Consequences of Ignoring a Ticket

The worst thing you can do with a speeding ticket is nothing. If you miss the response deadline, the court doesn’t forget about it. Instead, your situation gets dramatically worse in several ways at once.

The court can issue a bench warrant for your arrest. This means any future encounter with law enforcement, even a routine traffic stop for something unrelated, could end with you in handcuffs. The court may also report your failure to respond to your state’s motor vehicle agency, which can suspend your driver’s license and affect your vehicle registration.3Central Violations Bureau. What Happens If I Don’t Pay the Ticket or Appear in Court Driving on a suspended license is itself a criminal offense that carries its own fines, potential jail time, and possible vehicle impoundment.

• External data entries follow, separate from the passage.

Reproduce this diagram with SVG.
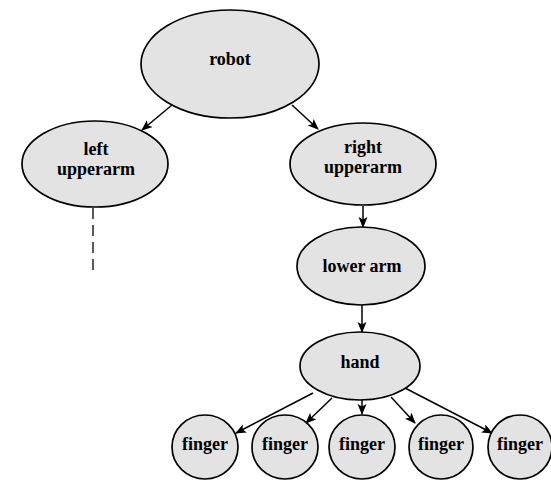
<svg xmlns="http://www.w3.org/2000/svg" width="551" height="480" viewBox="0 0 551 480">
<defs>
<style>
.n{fill:#e3e3e3;stroke:#000;stroke-width:1.7}
.t{font-family:"Liberation Serif","Times New Roman",serif;font-weight:bold;font-size:18px;fill:#000;text-anchor:middle}
.e{stroke:#000;stroke-width:1.5;fill:none;marker-end:url(#ah)}
.d{stroke:#000;stroke-width:1.3;fill:none;stroke-dasharray:11 6}
</style>
<marker id="ah" markerUnits="userSpaceOnUse" markerWidth="12" markerHeight="10" refX="10" refY="4.5" orient="auto">
<path d="M0,0 L11,4.5 L0,9 L2.5,4.5 Z" fill="#000"/>
</marker>
</defs>
<rect width="551" height="480" fill="#fff"/>
<g id="connectors">
<line class="e" x1="172" y1="105" x2="142" y2="130"/>
<line class="e" x1="292" y1="105" x2="318" y2="129"/>
<line class="e" x1="363" y1="206" x2="363" y2="227"/>
<line class="e" x1="362" y1="305" x2="362" y2="332"/>
<line class="e" x1="313" y1="393" x2="236" y2="433"/>
<line class="e" x1="332" y1="398" x2="306" y2="423"/>
<line class="e" x1="362" y1="400" x2="362" y2="414"/>
<line class="e" x1="391" y1="397" x2="415" y2="423"/>
<line class="e" x1="405" y1="388" x2="492" y2="433"/>
<line class="d" x1="93" y1="208" x2="93" y2="272"/>
</g>
<g id="robot">
<ellipse class="n" cx="230" cy="64" rx="89" ry="54"/>
<text class="t" x="230" y="65">robot</text>
</g>
<g id="left-upperarm">
<ellipse class="n" cx="95" cy="164" rx="73" ry="43"/>
<text class="t" x="96" y="155">left</text>
<text class="t" x="96" y="175">upperarm</text>
</g>
<g id="right-upperarm">
<ellipse class="n" cx="363" cy="164" rx="73" ry="41"/>
<text class="t" x="363" y="153">right</text>
<text class="t" x="363" y="173">upperarm</text>
</g>
<g id="lower-arm">
<ellipse class="n" cx="361" cy="266" rx="64" ry="39"/>
<text class="t" x="362" y="272">lower arm</text>
</g>
<g id="hand">
<ellipse class="n" cx="360" cy="366" rx="60" ry="34"/>
<text class="t" x="360" y="368">hand</text>
</g>
<g id="finger1">
<ellipse class="n" cx="205" cy="447" rx="33" ry="32"/>
<text class="t" x="205" y="450">finger</text>
</g>
<g id="finger2">
<ellipse class="n" cx="285" cy="447" rx="33" ry="32"/>
<text class="t" x="285" y="450">finger</text>
</g>
<g id="finger3">
<ellipse class="n" cx="362" cy="447" rx="33" ry="32"/>
<text class="t" x="362" y="450">finger</text>
</g>
<g id="finger4">
<ellipse class="n" cx="441" cy="447" rx="32" ry="32"/>
<text class="t" x="441" y="450">finger</text>
</g>
<g id="finger5">
<ellipse class="n" cx="520" cy="447" rx="32" ry="32"/>
<text class="t" x="520" y="450">finger</text>
</g>
</svg>
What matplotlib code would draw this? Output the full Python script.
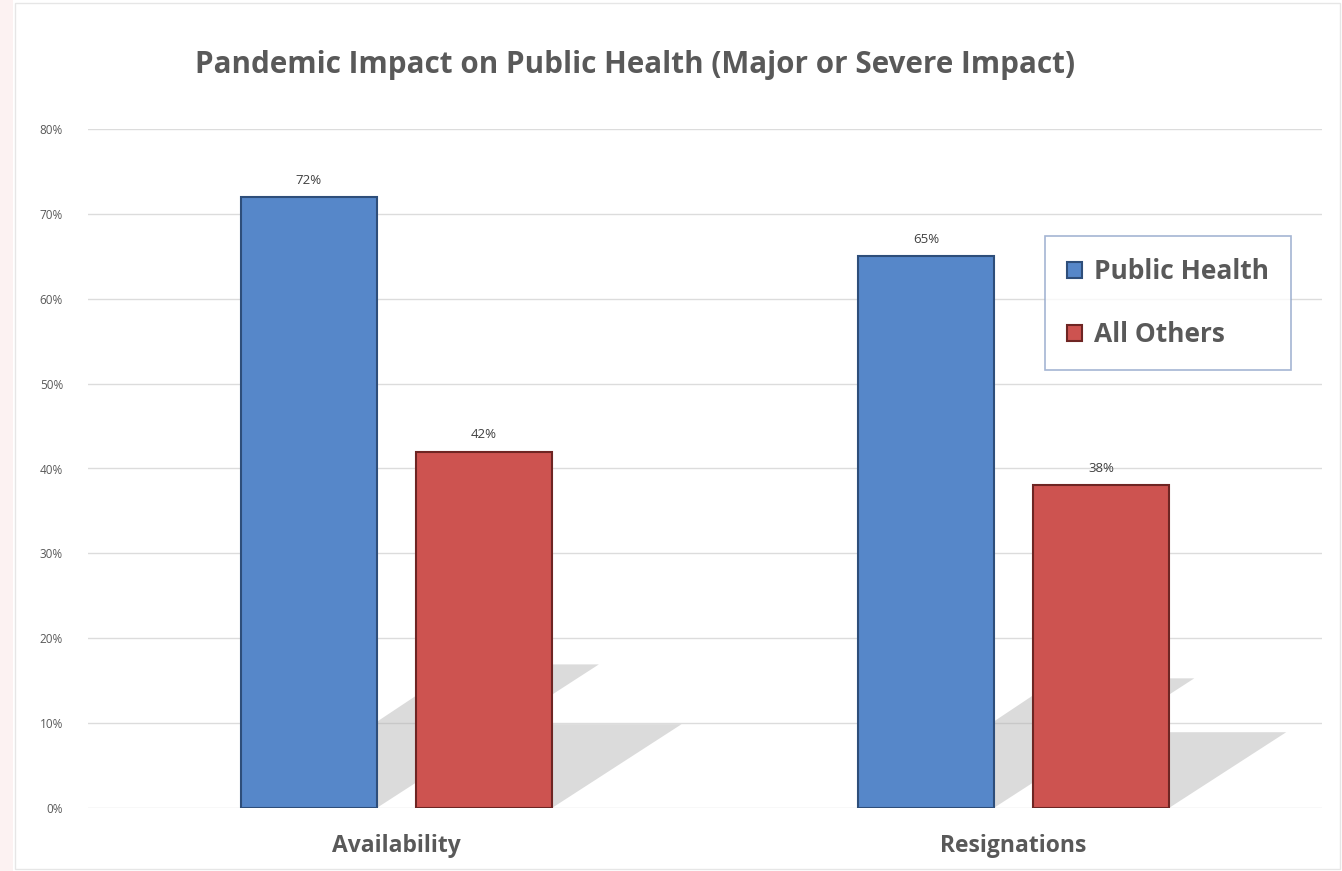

On the financial side, late fees and civil assessments pile onto the original fine. What started as a $150 ticket can balloon to $500 or more. Some jurisdictions also refer unpaid fines to collection agencies, which can damage your credit. If you’ve already missed a deadline, contact the court immediately. Most courts would rather work with you on a late response than issue a warrant, and showing up voluntarily puts you in a much better position than waiting to be picked up.